**SET PROBLEM**
Give every line back verbatim, dropping all images.

★ ★ ★ ★

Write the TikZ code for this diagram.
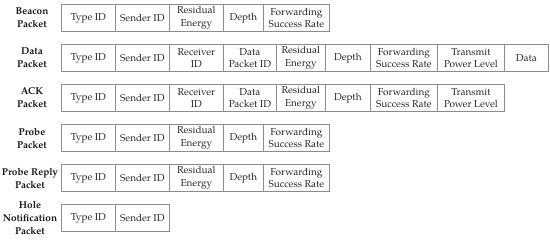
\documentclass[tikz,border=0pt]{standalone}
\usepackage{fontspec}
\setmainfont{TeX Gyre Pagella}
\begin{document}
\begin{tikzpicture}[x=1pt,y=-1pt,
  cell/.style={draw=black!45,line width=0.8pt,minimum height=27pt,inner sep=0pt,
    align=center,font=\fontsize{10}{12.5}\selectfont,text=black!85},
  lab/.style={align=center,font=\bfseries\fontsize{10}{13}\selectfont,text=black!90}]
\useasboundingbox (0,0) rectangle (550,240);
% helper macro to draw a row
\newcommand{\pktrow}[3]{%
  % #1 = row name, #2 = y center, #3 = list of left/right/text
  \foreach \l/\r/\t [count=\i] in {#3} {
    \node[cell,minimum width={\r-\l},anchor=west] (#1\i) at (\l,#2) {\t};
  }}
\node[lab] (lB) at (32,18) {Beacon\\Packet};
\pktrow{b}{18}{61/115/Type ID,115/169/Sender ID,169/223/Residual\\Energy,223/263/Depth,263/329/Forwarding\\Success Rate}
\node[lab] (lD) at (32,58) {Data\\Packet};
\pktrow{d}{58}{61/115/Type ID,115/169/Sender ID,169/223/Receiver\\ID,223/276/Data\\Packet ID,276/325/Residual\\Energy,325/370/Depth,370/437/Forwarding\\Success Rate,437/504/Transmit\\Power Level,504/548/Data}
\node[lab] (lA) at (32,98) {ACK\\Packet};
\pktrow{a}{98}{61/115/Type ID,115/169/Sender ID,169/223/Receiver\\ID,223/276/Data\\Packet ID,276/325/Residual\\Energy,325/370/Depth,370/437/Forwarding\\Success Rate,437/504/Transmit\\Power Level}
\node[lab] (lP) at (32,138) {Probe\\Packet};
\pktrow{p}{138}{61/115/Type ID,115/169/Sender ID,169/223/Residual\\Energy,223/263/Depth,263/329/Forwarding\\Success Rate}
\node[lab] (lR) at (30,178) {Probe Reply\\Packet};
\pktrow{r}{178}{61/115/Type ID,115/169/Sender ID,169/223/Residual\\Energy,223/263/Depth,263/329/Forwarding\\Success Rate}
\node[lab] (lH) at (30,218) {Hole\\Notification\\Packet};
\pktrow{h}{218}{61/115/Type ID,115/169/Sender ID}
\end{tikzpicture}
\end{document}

★ ★ ★ ★

**SOLVED PROBLEM**
Write the TikZ code for this diagram.
\documentclass[tikz,border=0pt]{standalone}
\usepackage{fontspec}
\setmainfont{TeX Gyre Pagella}
\begin{document}
\begin{tikzpicture}[x=1pt,y=-1pt,
  cell/.style={draw=black!45,line width=0.8pt,minimum height=27pt,inner sep=0pt,
    align=center,font=\fontsize{10}{12.5}\selectfont,text=black!85},
  lab/.style={align=center,font=\bfseries\fontsize{10}{13}\selectfont,text=black!90}]
\useasboundingbox (0,0) rectangle (550,240);
% helper macro to draw a row
\newcommand{\pktrow}[3]{%
  % #1 = row name, #2 = y center, #3 = list of left/right/text
  \foreach \l/\r/\t [count=\i] in {#3} {
    \node[cell,minimum width={\r-\l},anchor=west] (#1\i) at (\l,#2) {\t};
  }}
\node[lab] (lB) at (32,18) {Beacon\\Packet};
\pktrow{b}{18}{61/115/Type ID,115/169/Sender ID,169/223/Residual\\Energy,223/263/Depth,263/329/Forwarding\\Success Rate}
\node[lab] (lD) at (32,58) {Data\\Packet};
\pktrow{d}{58}{61/115/Type ID,115/169/Sender ID,169/223/Receiver\\ID,223/276/Data\\Packet ID,276/325/Residual\\Energy,325/370/Depth,370/437/Forwarding\\Success Rate,437/504/Transmit\\Power Level,504/548/Data}
\node[lab] (lA) at (32,98) {ACK\\Packet};
\pktrow{a}{98}{61/115/Type ID,115/169/Sender ID,169/223/Receiver\\ID,223/276/Data\\Packet ID,276/325/Residual\\Energy,325/370/Depth,370/437/Forwarding\\Success Rate,437/504/Transmit\\Power Level}
\node[lab] (lP) at (32,138) {Probe\\Packet};
\pktrow{p}{138}{61/115/Type ID,115/169/Sender ID,169/223/Residual\\Energy,223/263/Depth,263/329/Forwarding\\Success Rate}
\node[lab] (lR) at (30,178) {Probe Reply\\Packet};
\pktrow{r}{178}{61/115/Type ID,115/169/Sender ID,169/223/Residual\\Energy,223/263/Depth,263/329/Forwarding\\Success Rate}
\node[lab] (lH) at (30,218) {Hole\\Notification\\Packet};
\pktrow{h}{218}{61/115/Type ID,115/169/Sender ID}
\end{tikzpicture}
\end{document}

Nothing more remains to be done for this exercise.